MEDICAL DICTIONARY
Methicillin-resistant Staphylococcus aureus: Staphylococci (staph bacteria) that have become resistant to antibiotics, including the penicillin-related antibiotics such as methicillin. Abbreviated MRSA.
MRSA first cropped up among persons in hospitals and other health facilities, especially affecting the elderly, the very sick, and those with an open wound (such as a bedsore) or a tube going into their body (such as a urinary catheter or IV catheter). MRSA has since been found to cause illness in the community outside of hospitals and other health facilities. MRSA in the community is associated with recent antibiotic use, sharing contaminated items, having active skin diseases, and living in crowded settings. Skin infections caused by MRSA have clustered among injecting drug-users, Native Americans, prison inmates, and athletes in close-contact sports. Community-associated MRSA infections are typically affect the skin, but also can cause severe illness. Some children have died from community-associated MRSA.

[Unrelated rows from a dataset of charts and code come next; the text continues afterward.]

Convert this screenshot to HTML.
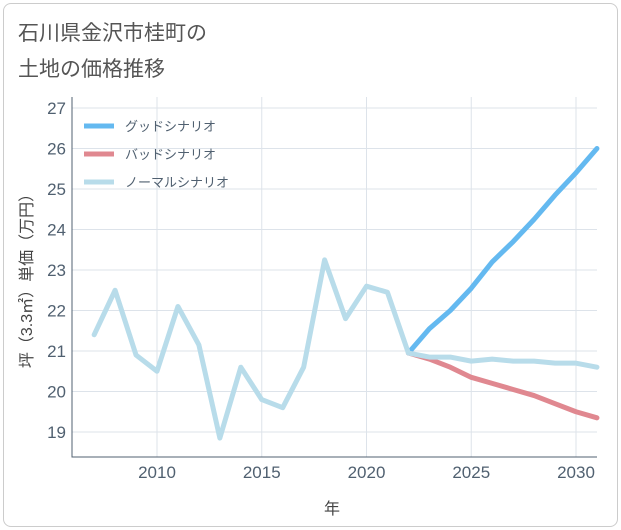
<!DOCTYPE html>
<html><head><meta charset="utf-8"><style>
body{margin:0;background:#fff;font-family:"Liberation Sans","Noto Sans CJK JP",sans-serif}
#frame{position:absolute;left:3px;top:3px;width:613px;height:522px;border:1px solid #ccc;border-radius:8px}
</style></head><body>
<div id="frame"></div>
<svg width="621" height="530" style="position:absolute;left:0;top:0" id="svg">
<text x="18" y="40" font-size="21" fill="#555" font-family="Liberation Sans,Noto Sans CJK JP,sans-serif">石川県金沢市桂町の</text>
<text x="18" y="76" font-size="21" fill="#555" font-family="Liberation Sans,Noto Sans CJK JP,sans-serif">土地の価格推移</text>
<g id="grid"></g><g id="series"></g><g id="legend"></g>
<text x="332" y="514" font-size="16" fill="#444" text-anchor="middle" font-family="Liberation Sans,Noto Sans CJK JP,sans-serif">年</text>
<text transform="translate(32,277) rotate(-90)" font-size="16" fill="#444" text-anchor="middle" font-family="Liberation Sans,Noto Sans CJK JP,sans-serif">坪（3.3㎡）単価（万円）</text>
</svg>
<script>
const yTicks=[19,20,21,22,23,24,25,26,27];
const xTicks=[2010,2015,2020,2025,2030];
const normalYears=[2007,2008,2009,2010,2011,2012,2013,2014,2015,2016,2017,2018,2019,2020,2021,2022,2023,2024,2025,2026,2027,2028,2029,2030,2031];
const normalValues=[21.4,22.5,20.9,20.5,22.1,21.15,18.85,20.6,19.8,19.6,20.6,23.25,21.8,22.6,22.45,20.95,20.85,20.85,20.75,20.8,20.75,20.75,20.7,20.7,20.6];
const futureYears=[2022,2023,2024,2025,2026,2027,2028,2029,2030,2031];
const goodValues=[20.95,21.55,22.0,22.55,23.2,23.7,24.25,24.85,25.4,26.0];
const badValues=[20.95,20.8,20.6,20.35,20.2,20.05,19.9,19.7,19.5,19.35];
const L=72,R=597,T=97,B=457;
const xs=y=>157+(y-2010)*20.95;
const ys=v=>432-(v-19)*40.5;
const NS='http://www.w3.org/2000/svg';
function mk(parent,tag,attrs){const e=document.createElementNS(NS,tag);for(const k in attrs)e.setAttribute(k,attrs[k]);parent.appendChild(e);return e;}
const grid=document.getElementById('grid');
const bg=mk(grid,'rect',{x:L,y:T,width:R-L,height:B-T,fill:'#fff'});


yTicks.forEach(v=>{
 const l=mk(grid,'line',{x1:L,x2:R,y1:ys(v),y2:ys(v),stroke:'#dde3ea','stroke-width':1});
 
 
 const t=mk(grid,'text',{x:L-6,y:ys(v)+6,'font-size':17,fill:'#506070','text-anchor':'end'});
 t.textContent=v;
 
 
});
xTicks.forEach(v=>{
 const l=mk(grid,'line',{x1:xs(v),x2:xs(v),y1:T,y2:B,stroke:'#dde3ea','stroke-width':1});
 
 
 const t=mk(grid,'text',{x:xs(v),y:B+21,'font-size':17,fill:'#506070','text-anchor':'middle'});
 t.textContent=v;
 
 
});
const ax=mk(grid,'path',{d:`M${L},${T}V${B}H${R}`,stroke:'#506070',fill:'none','stroke-width':1});


const sg=document.getElementById('series');
function line(xv,yv,color,name){
 const d=xv.map((x,i)=>(i?'L':'M')+xs(x)+','+ys(yv[i])).join('');
 const p=mk(sg,'path',{d,stroke:color,fill:'none','stroke-width':5,'stroke-linejoin':'round','stroke-linecap':'round'});
 
 
}
line(futureYears,goodValues,'#64b9f0','good-scenario-line');
line(futureYears,badValues,'#e08890','bad-scenario-line');
line(normalYears,normalValues,'#b8dcea','normal-scenario-line');
const lg=document.getElementById('legend');
[['グッドシナリオ','#64b9f0','legend-good'],['バッドシナリオ','#e08890','legend-bad'],['ノーマルシナリオ','#b8dcea','legend-normal']].forEach((e,i)=>{
 const y=126+i*28;
 const l=mk(lg,'line',{x1:84,x2:114,y1:y,y2:y,stroke:e[1],'stroke-width':5});
 
 
 const t=mk(lg,'text',{x:125,y:y+5,'font-size':13,fill:'#506070'});
 t.textContent=e[0];
 
 
});
</script>
</body></html>
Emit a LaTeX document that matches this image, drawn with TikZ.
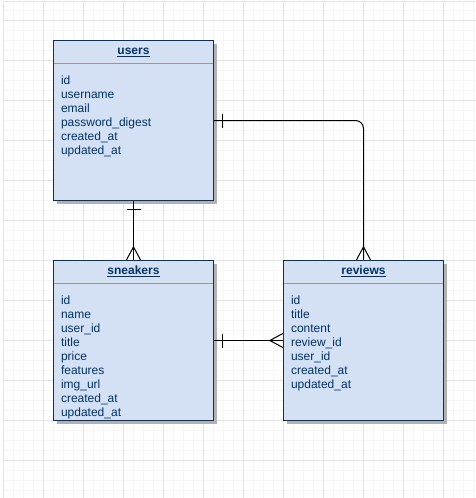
\documentclass[tikz,border=0pt]{standalone}
\usepackage{fontspec}
\setmainfont{Liberation Sans}
\usetikzlibrary{shadows}
\definecolor{entityfill}{RGB}{212,225,245}
\definecolor{entityline}{RGB}{0,51,102}
\definecolor{minorgrid}{RGB}{246,246,246}
\definecolor{majorgrid}{RGB}{228,228,228}

\begin{document}
\begin{tikzpicture}[x=1pt,y=-1pt,
    entity/.style={draw=entityline,fill=entityfill,line width=1.3pt,minimum width=160pt,minimum height=160pt,inner sep=0pt,
      drop shadow={shadow xshift=3pt,shadow yshift=-3pt,fill=black!30,opacity=1}},
    etitle/.style={anchor=base,inner sep=0pt,text=entityline,font=\fontsize{12}{14}\selectfont\bfseries},
    efields/.style={anchor=north west,inner sep=0pt,align=left,text=entityline,font=\fontsize{12}{14}\selectfont},
    esep/.style={draw=black!40,line width=1pt},
    rel/.style={draw=black,line width=1pt}]
    \useasboundingbox (0,0) rectangle (476,498);
    \fill[white] (0,0) rectangle (476,498);
    % grid
    \foreach \x in {13.5,23.5,...,473.5} \draw[minorgrid] (\x,1) -- (\x,498);
    \foreach \y in {10.5,20.5,...,490.5} \draw[minorgrid] (3,\y) -- (476,\y);
    \foreach \x in {43.5,83.5,...,443.5} \draw[majorgrid] (\x,1) -- (\x,498);
    \foreach \y in {20.5,60.5,...,460.5} \draw[majorgrid] (3,\y) -- (476,\y);
    \draw[majorgrid] (3.5,498) -- (3.5,1.5) -- (476,1.5);

    % entities
    \node[entity] (users) at (133.5,120.5) {};
    \node[entity] (sneakers) at (133.5,340.5) {};
    \node[entity] (reviews) at (363.5,340.5) {};

    \node[etitle] (userstitle) at ([yshift=-15pt]users.north) {\underline{users}};
    \node[etitle] (sneakerstitle) at ([yshift=-15pt]sneakers.north) {\underline{sneakers}};
    \node[etitle] (reviewstitle) at ([yshift=-15pt]reviews.north) {\underline{reviews}};

    \draw[esep] ([xshift=1pt,yshift=-23.5pt]users.north west) -- ([xshift=-1pt,yshift=-23.5pt]users.north east);
    \draw[esep] ([xshift=1pt,yshift=-23.5pt]sneakers.north west) -- ([xshift=-1pt,yshift=-23.5pt]sneakers.north east);
    \draw[esep] ([xshift=1pt,yshift=-23.5pt]reviews.north west) -- ([xshift=-1pt,yshift=-23.5pt]reviews.north east);

    \node[efields] (usersfields) at ([xshift=8pt,yshift=-36pt]users.north west)
      {id\\username\\email\\password\_digest\\created\_at\\updated\_at};
    \node[efields] (sneakersfields) at ([xshift=8pt,yshift=-36pt]sneakers.north west)
      {id\\name\\user\_id\\title\\price\\features\\img\_url\\created\_at\\updated\_at};
    \node[efields] (reviewsfields) at ([xshift=8pt,yshift=-36pt]reviews.north west)
      {id\\title\\content\\review\_id\\user\_id\\created\_at\\updated\_at};

    % relations
    \draw[rel] (users.south) -- (sneakers.north);
    \draw[rel] ([yshift=-8pt]users.south) ++(-7,0) -- ++(14,0);
    \draw[rel] ([yshift=13pt]sneakers.north) -- ++(-7,13) ([yshift=13pt]sneakers.north) -- ++(7,13);

    \draw[rel,rounded corners=8pt] (users.east) -| (reviews.north);
    \draw[rel] ([xshift=8pt]users.east) ++(0,-7) -- ++(0,14);
    \draw[rel] ([yshift=13pt]reviews.north) -- ++(-7,13) ([yshift=13pt]reviews.north) -- ++(7,13);

    \draw[rel] (sneakers.east) -- (reviews.west);
    \draw[rel] ([xshift=8pt]sneakers.east) ++(0,-7) -- ++(0,14);
    \draw[rel] ([xshift=-13pt]reviews.west) -- ++(13,-7) ([xshift=-13pt]reviews.west) -- ++(13,7);
\end{tikzpicture}
\end{document}
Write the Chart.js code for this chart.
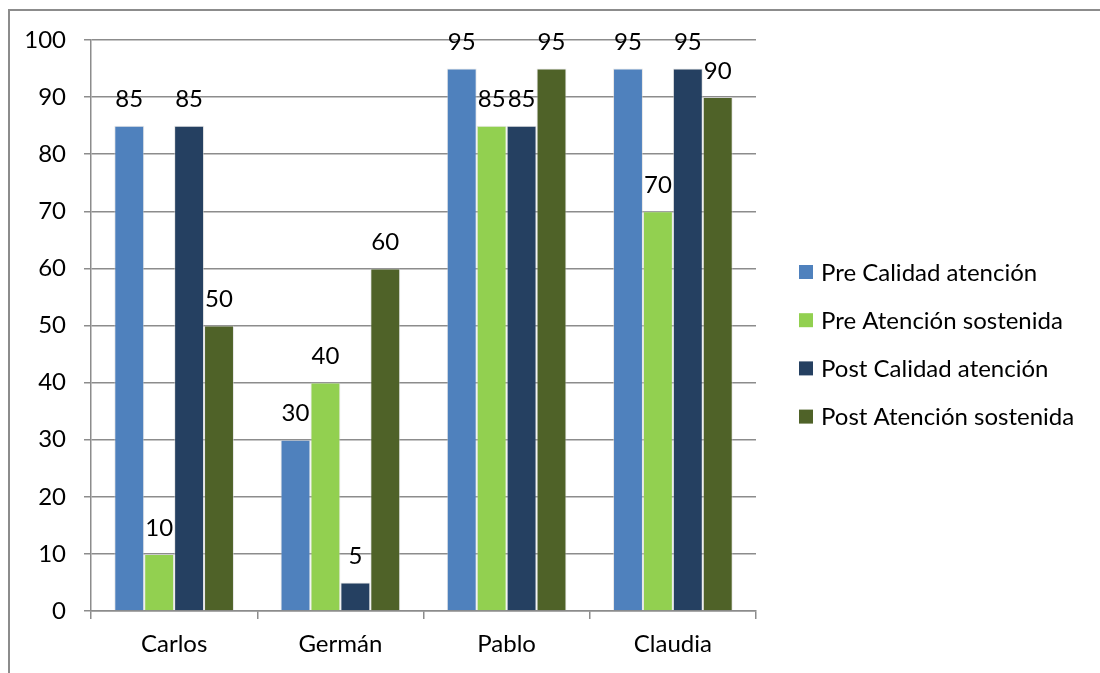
<!DOCTYPE html>
<html>
<head>
<meta charset="utf-8">
<script src="https://cdn.jsdelivr.net/npm/chart.js@4/dist/chart.umd.min.js"></script>
<style>
  html, body { margin: 0; padding: 0; background: #fff; overflow: hidden; }
  #wrap { position: relative; width: 1100px; height: 673px; }
  #frame { position: absolute; left: 8px; top: 9px; width: 1200px; height: 900px;
           border: 2px solid #8c8c8c; box-sizing: border-box; }
  canvas { position: absolute; left: 0; top: 0; }
</style>
</head>
<body>
<div id="wrap">
  <div id="frame"></div>
  <canvas id="c" width="1100" height="673"></canvas>
</div>
<script>
// Students and their attention scores before and after
const categories = ['Carlos', 'Germán', 'Pablo', 'Claudia'];
const preCalidad = [85, 30, 95, 95];
const preSostenida = [10, 40, 85, 70];
const postCalidad = [85, 5, 85, 95];
const postSostenida = [50, 60, 95, 90];
const seriesNames = ['Pre Calidad atención', 'Pre Atención sostenida', 'Post Calidad atención', 'Post Atención sostenida'];
const yTicks = [0, 10, 20, 30, 40, 50, 60, 70, 80, 90, 100];

const colors = ['#4F81BD', '#92D050', '#254061', '#4F6228'];
const FONT = 'Lato, "Open Sans", sans-serif';
const FSIZE = 24;
const GRID = '#8c8c8c';

const seriesValues = [preCalidad, preSostenida, postCalidad, postSostenida];

// Value labels above each bar
const valueLabels = {
  id: 'valueLabels',
  afterDatasetsDraw(chart) {
    const ctx = chart.ctx;
    ctx.save();
    ctx.font = FSIZE + 'px ' + FONT;
    ctx.fillStyle = '#000';
    ctx.textAlign = 'center';
    ctx.textBaseline = 'middle';
    chart.data.datasets.forEach((ds, i) => {
      chart.getDatasetMeta(i).data.forEach((bar, j) => {
        ctx.fillText(String(ds.data[j]), bar.x, bar.y - 26);
      });
    });
    ctx.restore();
  }
};

// Legend to the right of the plot
const sideLegend = {
  id: 'sideLegend',
  afterDraw(chart) {
    const ctx = chart.ctx;
    const x0 = 799, y0 = 272, step = 48.2, box = 14;
    ctx.save();
    ctx.font = FSIZE + 'px ' + FONT;
    ctx.textAlign = 'left';
    ctx.textBaseline = 'middle';
    chart.data.datasets.forEach((ds, i) => {
      const cy = y0 + i * step;
      ctx.fillStyle = ds.backgroundColor;
      ctx.fillRect(x0, cy - box / 2, box, box);
      ctx.fillStyle = '#000';
      ctx.fillText(ds.label, x0 + box + 8, cy + 1);
    });
    ctx.restore();
  }
};

new Chart(document.getElementById('c'), {
  type: 'bar',
  data: {
    labels: categories,
    datasets: seriesValues.map((vals, i) => ({
      label: seriesNames[i],
      data: vals,
      backgroundColor: colors[i],
      borderColor: 'rgba(210,210,210,0.55)',
      borderWidth: 1,
      categoryPercentage: 0.72,
      barPercentage: 1.0
    }))
  },
  options: {
    responsive: false,
    animation: false,
    devicePixelRatio: 1,
    layout: { padding: { top: 40, right: 344, left: 0, bottom: 0 } },
    plugins: { legend: { display: false }, tooltip: { enabled: false } },
    scales: {
      x: {
        afterFit(scale) { scale.height = 62; },
        grid: { drawOnChartArea: false, drawTicks: true, tickLength: 8, color: GRID, lineWidth: 1.5 },
        border: { color: GRID, width: 1.5 },
        ticks: { color: '#000', font: { family: FONT, size: FSIZE }, padding: 11 }
      },
      y: {
        min: 0, max: 100,
        afterFit(scale) { scale.width = 91; },
        afterBuildTicks(scale) { scale.ticks = yTicks.map(v => ({ value: v })); },
        grid: { color: GRID, lineWidth: 1.5, tickLength: 7 },
        border: { color: GRID, width: 1.5 },
        ticks: { color: '#000', font: { family: FONT, size: FSIZE }, padding: 18 }
      }
    }
  },
  plugins: [valueLabels, sideLegend]
});
</script>
</body>
</html>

The transmission of MRSA is largely from people with active MRSA skin infections. MRSA is almost always spread by direct physical contact, and not through the air. Spread may also occur through indirect contact by touching objects (such as towels, sheets, wound dressings, clothes, workout areas, sports equipment) contaminated by the infected skin of a person with MRSA. The measures for preventing the spread of MRSA are designed to counter the usual modes of transmission.